RECORDS PROVIDED -
========

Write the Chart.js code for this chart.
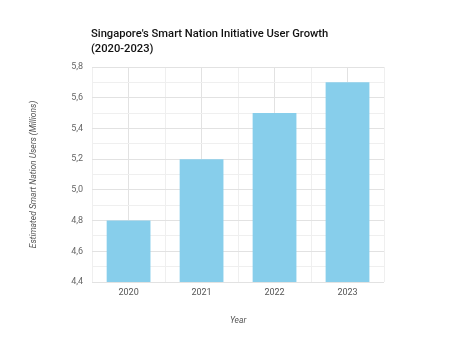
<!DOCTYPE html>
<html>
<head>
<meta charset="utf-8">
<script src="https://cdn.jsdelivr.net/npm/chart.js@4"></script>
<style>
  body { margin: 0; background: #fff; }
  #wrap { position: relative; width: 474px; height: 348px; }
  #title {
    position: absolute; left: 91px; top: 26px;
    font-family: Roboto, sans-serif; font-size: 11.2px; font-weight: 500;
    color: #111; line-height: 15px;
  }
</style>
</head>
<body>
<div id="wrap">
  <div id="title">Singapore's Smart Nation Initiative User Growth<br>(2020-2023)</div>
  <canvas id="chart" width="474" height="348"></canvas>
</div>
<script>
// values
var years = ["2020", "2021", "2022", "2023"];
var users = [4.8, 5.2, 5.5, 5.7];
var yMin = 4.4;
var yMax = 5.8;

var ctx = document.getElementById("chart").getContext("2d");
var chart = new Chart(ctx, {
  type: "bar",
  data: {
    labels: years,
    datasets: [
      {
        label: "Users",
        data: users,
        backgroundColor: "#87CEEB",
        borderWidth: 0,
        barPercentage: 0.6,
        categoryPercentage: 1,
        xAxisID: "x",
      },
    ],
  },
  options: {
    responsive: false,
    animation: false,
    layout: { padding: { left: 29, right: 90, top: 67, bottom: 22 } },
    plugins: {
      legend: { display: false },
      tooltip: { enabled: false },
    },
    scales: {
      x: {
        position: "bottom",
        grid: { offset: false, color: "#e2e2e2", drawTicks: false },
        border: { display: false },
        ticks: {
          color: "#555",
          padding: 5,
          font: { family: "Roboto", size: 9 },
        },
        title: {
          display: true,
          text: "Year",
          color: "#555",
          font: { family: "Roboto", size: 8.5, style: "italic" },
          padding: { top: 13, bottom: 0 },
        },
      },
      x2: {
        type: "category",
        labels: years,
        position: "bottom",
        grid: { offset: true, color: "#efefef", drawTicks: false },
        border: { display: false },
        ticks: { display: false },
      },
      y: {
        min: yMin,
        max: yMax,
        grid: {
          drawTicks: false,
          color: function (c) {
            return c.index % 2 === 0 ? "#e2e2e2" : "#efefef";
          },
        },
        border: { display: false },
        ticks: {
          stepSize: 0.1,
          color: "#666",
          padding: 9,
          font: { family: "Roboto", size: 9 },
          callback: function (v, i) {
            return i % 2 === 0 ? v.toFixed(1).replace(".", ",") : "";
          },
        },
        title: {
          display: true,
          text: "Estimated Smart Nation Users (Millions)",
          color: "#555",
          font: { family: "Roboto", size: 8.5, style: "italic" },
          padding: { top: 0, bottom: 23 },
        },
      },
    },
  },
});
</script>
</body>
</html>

========

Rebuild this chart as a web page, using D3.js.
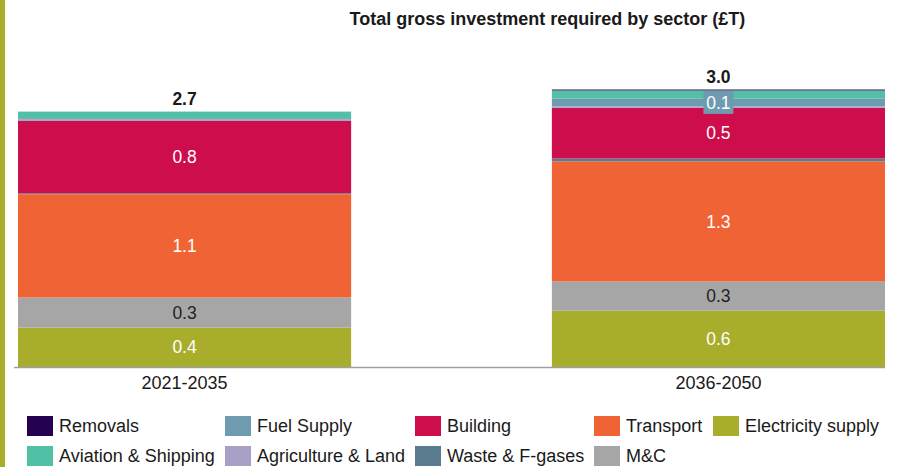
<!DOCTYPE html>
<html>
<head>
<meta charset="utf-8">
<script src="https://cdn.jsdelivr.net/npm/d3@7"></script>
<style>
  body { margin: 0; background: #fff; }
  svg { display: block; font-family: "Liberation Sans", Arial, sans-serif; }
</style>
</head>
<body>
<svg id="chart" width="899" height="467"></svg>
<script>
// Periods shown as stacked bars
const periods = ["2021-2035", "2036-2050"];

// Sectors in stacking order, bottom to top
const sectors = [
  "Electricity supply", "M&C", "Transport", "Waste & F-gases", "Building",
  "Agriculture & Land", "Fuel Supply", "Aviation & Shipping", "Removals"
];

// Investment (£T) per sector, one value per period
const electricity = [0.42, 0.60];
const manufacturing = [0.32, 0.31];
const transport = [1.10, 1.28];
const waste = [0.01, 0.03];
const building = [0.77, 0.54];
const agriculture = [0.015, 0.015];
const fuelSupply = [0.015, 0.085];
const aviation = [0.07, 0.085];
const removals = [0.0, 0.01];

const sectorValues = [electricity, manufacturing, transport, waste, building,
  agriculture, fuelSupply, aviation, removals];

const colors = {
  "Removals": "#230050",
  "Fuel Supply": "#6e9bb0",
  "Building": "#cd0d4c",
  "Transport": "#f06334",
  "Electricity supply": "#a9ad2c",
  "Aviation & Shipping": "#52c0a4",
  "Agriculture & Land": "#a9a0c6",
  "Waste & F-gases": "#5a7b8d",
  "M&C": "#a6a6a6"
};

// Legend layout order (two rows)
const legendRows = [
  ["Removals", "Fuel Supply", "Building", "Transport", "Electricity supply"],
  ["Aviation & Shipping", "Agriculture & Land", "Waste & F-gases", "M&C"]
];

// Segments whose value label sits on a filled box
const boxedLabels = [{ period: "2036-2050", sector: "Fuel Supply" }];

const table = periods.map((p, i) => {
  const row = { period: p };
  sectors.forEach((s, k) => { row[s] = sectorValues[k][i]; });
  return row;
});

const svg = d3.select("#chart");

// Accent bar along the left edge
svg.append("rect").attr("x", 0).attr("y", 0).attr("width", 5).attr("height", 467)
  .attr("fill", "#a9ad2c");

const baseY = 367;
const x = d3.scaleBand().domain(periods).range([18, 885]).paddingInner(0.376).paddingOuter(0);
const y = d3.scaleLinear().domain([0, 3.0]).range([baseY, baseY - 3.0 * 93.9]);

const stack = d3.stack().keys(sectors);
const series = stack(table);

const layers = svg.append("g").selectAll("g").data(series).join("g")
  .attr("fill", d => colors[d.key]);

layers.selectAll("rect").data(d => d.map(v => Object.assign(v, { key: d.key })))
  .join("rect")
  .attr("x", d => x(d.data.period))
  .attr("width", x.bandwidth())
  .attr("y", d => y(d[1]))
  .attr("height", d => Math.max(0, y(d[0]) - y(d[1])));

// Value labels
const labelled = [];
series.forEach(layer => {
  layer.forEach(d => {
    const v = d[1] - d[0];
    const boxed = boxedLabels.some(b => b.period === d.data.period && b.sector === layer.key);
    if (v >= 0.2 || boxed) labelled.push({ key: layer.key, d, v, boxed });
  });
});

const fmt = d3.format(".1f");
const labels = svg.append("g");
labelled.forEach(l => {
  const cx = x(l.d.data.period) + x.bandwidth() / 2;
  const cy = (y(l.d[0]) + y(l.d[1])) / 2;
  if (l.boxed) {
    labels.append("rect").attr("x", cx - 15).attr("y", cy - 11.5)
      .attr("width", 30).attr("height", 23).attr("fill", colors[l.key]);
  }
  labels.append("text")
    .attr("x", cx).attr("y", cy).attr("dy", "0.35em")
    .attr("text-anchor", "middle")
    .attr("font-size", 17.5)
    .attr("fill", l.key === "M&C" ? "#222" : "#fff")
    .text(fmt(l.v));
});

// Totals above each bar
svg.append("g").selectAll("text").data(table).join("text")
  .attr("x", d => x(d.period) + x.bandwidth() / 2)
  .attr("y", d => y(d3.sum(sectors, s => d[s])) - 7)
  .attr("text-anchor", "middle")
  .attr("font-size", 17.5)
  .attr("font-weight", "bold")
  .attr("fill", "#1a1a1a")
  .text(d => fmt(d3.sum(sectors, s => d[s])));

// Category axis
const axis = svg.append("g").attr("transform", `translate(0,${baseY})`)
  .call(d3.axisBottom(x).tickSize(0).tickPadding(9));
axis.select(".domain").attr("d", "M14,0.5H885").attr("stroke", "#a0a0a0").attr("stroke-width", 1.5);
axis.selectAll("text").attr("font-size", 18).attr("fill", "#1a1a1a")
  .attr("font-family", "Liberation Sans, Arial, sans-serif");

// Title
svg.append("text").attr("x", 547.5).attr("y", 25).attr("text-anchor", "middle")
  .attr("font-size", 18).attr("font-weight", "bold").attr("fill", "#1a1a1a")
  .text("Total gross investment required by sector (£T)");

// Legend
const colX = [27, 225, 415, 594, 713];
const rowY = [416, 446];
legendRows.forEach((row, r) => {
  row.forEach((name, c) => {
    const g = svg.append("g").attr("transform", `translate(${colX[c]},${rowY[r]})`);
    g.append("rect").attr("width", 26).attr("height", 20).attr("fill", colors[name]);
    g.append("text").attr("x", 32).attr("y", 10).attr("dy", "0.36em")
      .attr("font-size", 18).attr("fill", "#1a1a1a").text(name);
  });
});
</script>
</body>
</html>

========

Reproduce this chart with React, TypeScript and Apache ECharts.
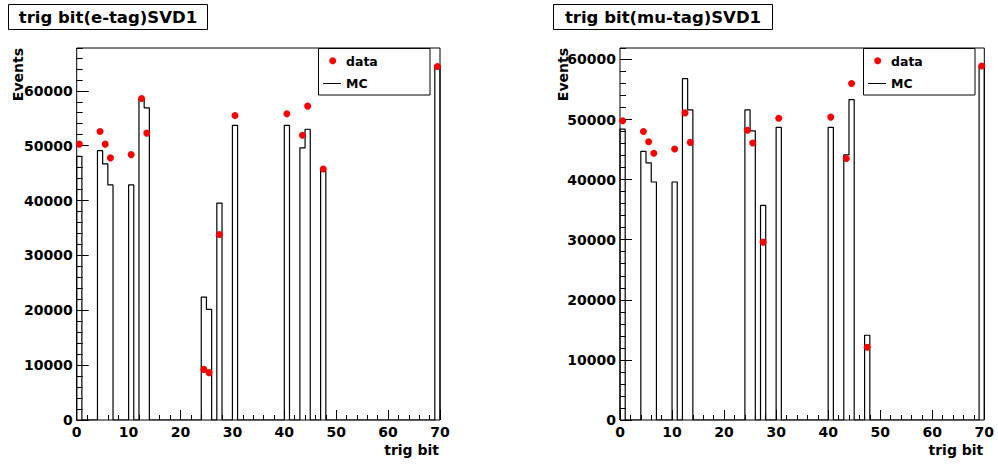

========

Pictures are excluded. Repeat exactly the lines from the one containing "Write the Chart.js code for this chart." to the one containing "var yMax = 5.8;", inclusive.

TASK SOLUTION -
Write the Chart.js code for this chart.
<!DOCTYPE html>
<html>
<head>
<meta charset="utf-8">
<script src="https://cdn.jsdelivr.net/npm/chart.js@4"></script>
<style>
  body { margin: 0; background: #fff; }
  #wrap { position: relative; width: 474px; height: 348px; }
  #title {
    position: absolute; left: 91px; top: 26px;
    font-family: Roboto, sans-serif; font-size: 11.2px; font-weight: 500;
    color: #111; line-height: 15px;
  }
</style>
</head>
<body>
<div id="wrap">
  <div id="title">Singapore's Smart Nation Initiative User Growth<br>(2020-2023)</div>
  <canvas id="chart" width="474" height="348"></canvas>
</div>
<script>
// values
var years = ["2020", "2021", "2022", "2023"];
var users = [4.8, 5.2, 5.5, 5.7];
var yMin = 4.4;
var yMax = 5.8;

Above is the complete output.